To be done:
Here are records with pictures in them. Copy all of them exactly and leave the pictures out.

Given data:

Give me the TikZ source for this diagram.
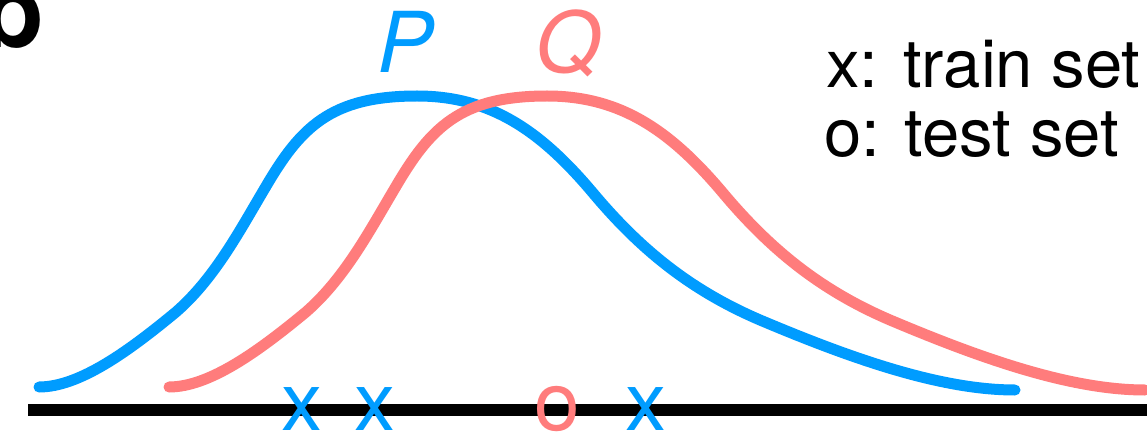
\documentclass[tikz,border=0pt]{standalone}
\usepackage{fontspec}
\setmainfont{TeX Gyre Heros}
\definecolor{pblue}{RGB}{0,156,255}
\definecolor{qred}{RGB}{255,124,124}
\tikzset{
  dens/.style={line width=11pt, line cap=round, line join=round},
  sample/.style={inner sep=0pt, anchor=base, font=\fontsize{82}{82}\selectfont},
  legend/.style={inner sep=0pt, anchor=base west, font=\fontsize{67}{67}\selectfont},
  dlabel/.style={inner sep=0pt, anchor=base west, font=\fontsize{84}{84}\selectfont\itshape},
}
\newcommand{\densitycurve}{(39,387) .. controls (80,387) and (130,350) .. (176,312)
  .. controls (215,278) and (240,230) .. (265,188)
  .. controls (300,128) and (330,96) .. (417,96)
  .. controls (490,96) and (540,130) .. (593,193)
  .. controls (640,249) and (690,290) .. (760,320)
  .. controls (850,358) and (940,390) .. (1015,390)}
\begin{document}
\begin{tikzpicture}[x=1pt, y=-1pt]
\clip (0,0) rectangle (1147,438);
\fill[white] (0,0) rectangle (1147,438);
% panel letter (cropped)
\node[inner sep=0pt, anchor=base west, font=\fontsize{104}{104}\selectfont\bfseries] (panel) at (-20,48) {b};
% axis
\coordinate (axl) at (28,410);
\coordinate (axr) at (1150,410);
\draw[line width=12pt] (axl) -- (axr);
% densities
\draw[dens, pblue] \densitycurve;
\draw[dens, qred, xshift=130pt] \densitycurve;
% labels
\node[dlabel, text=pblue] (P) at (377,73) {P};
\node[dlabel, text=qred] (Q) at (535,73) {Q};
% samples
\node[sample, text=pblue] (x1) at (302,430) {x};
\node[sample, text=pblue] (x2) at (375,430) {x};
\node[sample, text=qred] (o1) at (557,430) {o};
\node[sample, text=pblue] (x3) at (646,430) {x};
% legend
\node[legend] (l1) at (826,88) {x: train set};
\node[legend] (l2) at (824,157) {o: test set};
\end{tikzpicture}
\end{document}
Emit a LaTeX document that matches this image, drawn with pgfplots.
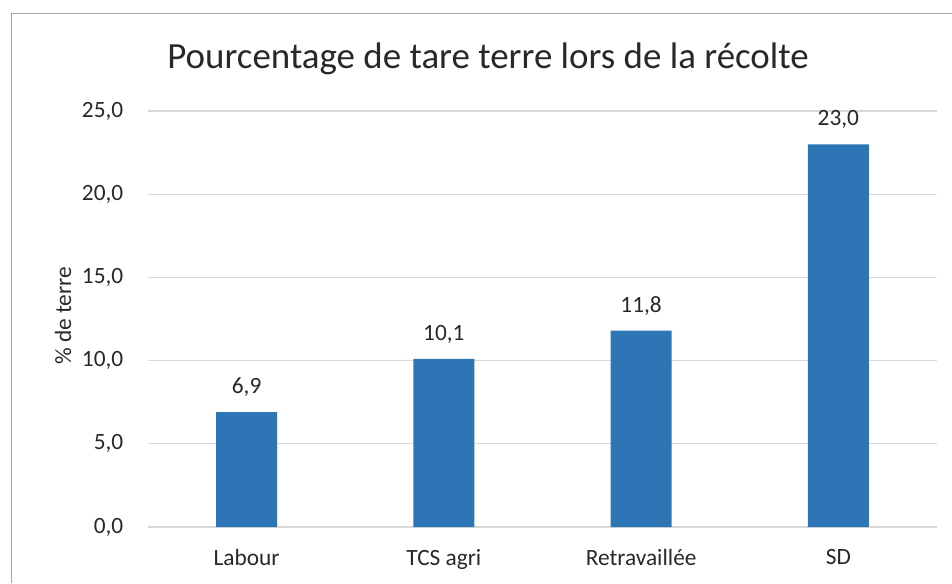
\documentclass[border=0pt]{standalone}
\usepackage{fontspec}
\setmainfont{Carlito}
\usepackage{pgfplots}
\pgfplotsset{compat=1.18}
\definecolor{barblue}{RGB}{46,117,182}
\definecolor{gridgray}{RGB}{217,217,217}
\definecolor{txt}{RGB}{40,40,40}

\begin{document}
% 1px = 0.75pt, picture 952x583 px
\begin{tikzpicture}[x=0.75pt,y=0.75pt]
\useasboundingbox (0,0) rectangle (952,583);
% frame of the scanned chart area
\draw[black!35, line width=0.6pt] (11,0) -- (11,570) -- (952,570);
\begin{axis}[
  at={(111pt,42pt)}, anchor=south west,
  scale only axis, width=591.75pt, height=312pt,
  xmin=-0.5, xmax=3.5, ymin=0, ymax=25,
  ytick={0,5,10,15,20,25},
  xtick={0,1,2,3},
  xticklabels={Labour, TCS agri, Retravaillée, SD},
  axis line style={draw=none},
  major tick length=0pt,
  ymajorgrids, grid style={gridgray, line width=0.8pt},
  tick label style={font=\fontsize{17.5}{20}\selectfont, txt},
  /pgf/number format/assume math mode=true,
  yticklabel style={xshift=-15pt, /pgf/number format/fixed, /pgf/number format/fixed zerofill,
    /pgf/number format/precision=1, /pgf/number format/use comma},
  xticklabel style={yshift=-13pt},
  ybar, bar width=45.75pt,
  nodes near coords,
  nodes near coords style={font=\fontsize{17.5}{20}\selectfont, txt, yshift=8pt,
    /pgf/number format/fixed, /pgf/number format/fixed zerofill,
    /pgf/number format/precision=1, /pgf/number format/use comma},
  clip=false,
]
\addplot[fill=barblue, draw=none] coordinates {(0,6.9) (1,10.1) (2,11.8) (3,23.0)};
\end{axis}
\node[font=\fontsize{27.7}{32}\selectfont, txt] at (488,524) {Pourcentage de tare terre lors de la récolte};
\node[font=\fontsize{17.5}{20}\selectfont, txt, rotate=90] at (63,267) {\% de terre};
\end{tikzpicture}
\end{document}
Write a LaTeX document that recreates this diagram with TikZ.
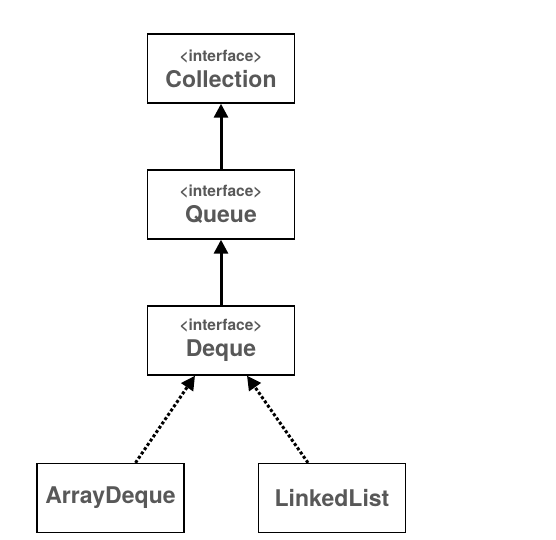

Response below:
Give me the TikZ source for this diagram.
\documentclass[tikz,border=0pt]{standalone}
\usepackage{fontspec}
\setmainfont{TeX Gyre Heros}
\definecolor{pblue}{RGB}{0,156,255}
\definecolor{qred}{RGB}{255,124,124}
\tikzset{
  dens/.style={line width=11pt, line cap=round, line join=round},
  sample/.style={inner sep=0pt, anchor=base, font=\fontsize{82}{82}\selectfont},
  legend/.style={inner sep=0pt, anchor=base west, font=\fontsize{67}{67}\selectfont},
  dlabel/.style={inner sep=0pt, anchor=base west, font=\fontsize{84}{84}\selectfont\itshape},
}
\newcommand{\densitycurve}{(39,387) .. controls (80,387) and (130,350) .. (176,312)
  .. controls (215,278) and (240,230) .. (265,188)
  .. controls (300,128) and (330,96) .. (417,96)
  .. controls (490,96) and (540,130) .. (593,193)
  .. controls (640,249) and (690,290) .. (760,320)
  .. controls (850,358) and (940,390) .. (1015,390)}
\begin{document}
\begin{tikzpicture}[x=1pt, y=-1pt]
\clip (0,0) rectangle (1147,438);
\fill[white] (0,0) rectangle (1147,438);
% panel letter (cropped)
\node[inner sep=0pt, anchor=base west, font=\fontsize{104}{104}\selectfont\bfseries] (panel) at (-20,48) {b};
% axis
\coordinate (axl) at (28,410);
\coordinate (axr) at (1150,410);
\draw[line width=12pt] (axl) -- (axr);
% densities
\draw[dens, pblue] \densitycurve;
\draw[dens, qred, xshift=130pt] \densitycurve;
% labels
\node[dlabel, text=pblue] (P) at (377,73) {P};
\node[dlabel, text=qred] (Q) at (535,73) {Q};
% samples
\node[sample, text=pblue] (x1) at (302,430) {x};
\node[sample, text=pblue] (x2) at (375,430) {x};
\node[sample, text=qred] (o1) at (557,430) {o};
\node[sample, text=pblue] (x3) at (646,430) {x};
% legend
\node[legend] (l1) at (826,88) {x: train set};
\node[legend] (l2) at (824,157) {o: test set};
\end{tikzpicture}
\end{document}
Emit a LaTeX document that matches this image, drawn with pgfplots.
\documentclass[border=0pt]{standalone}
\usepackage{fontspec}
\setmainfont{Carlito}
\usepackage{pgfplots}
\pgfplotsset{compat=1.18}
\definecolor{barblue}{RGB}{46,117,182}
\definecolor{gridgray}{RGB}{217,217,217}
\definecolor{txt}{RGB}{40,40,40}

\begin{document}
% 1px = 0.75pt, picture 952x583 px
\begin{tikzpicture}[x=0.75pt,y=0.75pt]
\useasboundingbox (0,0) rectangle (952,583);
% frame of the scanned chart area
\draw[black!35, line width=0.6pt] (11,0) -- (11,570) -- (952,570);
\begin{axis}[
  at={(111pt,42pt)}, anchor=south west,
  scale only axis, width=591.75pt, height=312pt,
  xmin=-0.5, xmax=3.5, ymin=0, ymax=25,
  ytick={0,5,10,15,20,25},
  xtick={0,1,2,3},
  xticklabels={Labour, TCS agri, Retravaillée, SD},
  axis line style={draw=none},
  major tick length=0pt,
  ymajorgrids, grid style={gridgray, line width=0.8pt},
  tick label style={font=\fontsize{17.5}{20}\selectfont, txt},
  /pgf/number format/assume math mode=true,
  yticklabel style={xshift=-15pt, /pgf/number format/fixed, /pgf/number format/fixed zerofill,
    /pgf/number format/precision=1, /pgf/number format/use comma},
  xticklabel style={yshift=-13pt},
  ybar, bar width=45.75pt,
  nodes near coords,
  nodes near coords style={font=\fontsize{17.5}{20}\selectfont, txt, yshift=8pt,
    /pgf/number format/fixed, /pgf/number format/fixed zerofill,
    /pgf/number format/precision=1, /pgf/number format/use comma},
  clip=false,
]
\addplot[fill=barblue, draw=none] coordinates {(0,6.9) (1,10.1) (2,11.8) (3,23.0)};
\end{axis}
\node[font=\fontsize{27.7}{32}\selectfont, txt] at (488,524) {Pourcentage de tare terre lors de la récolte};
\node[font=\fontsize{17.5}{20}\selectfont, txt, rotate=90] at (63,267) {\% de terre};
\end{tikzpicture}
\end{document}
Write a LaTeX document that recreates this diagram with TikZ.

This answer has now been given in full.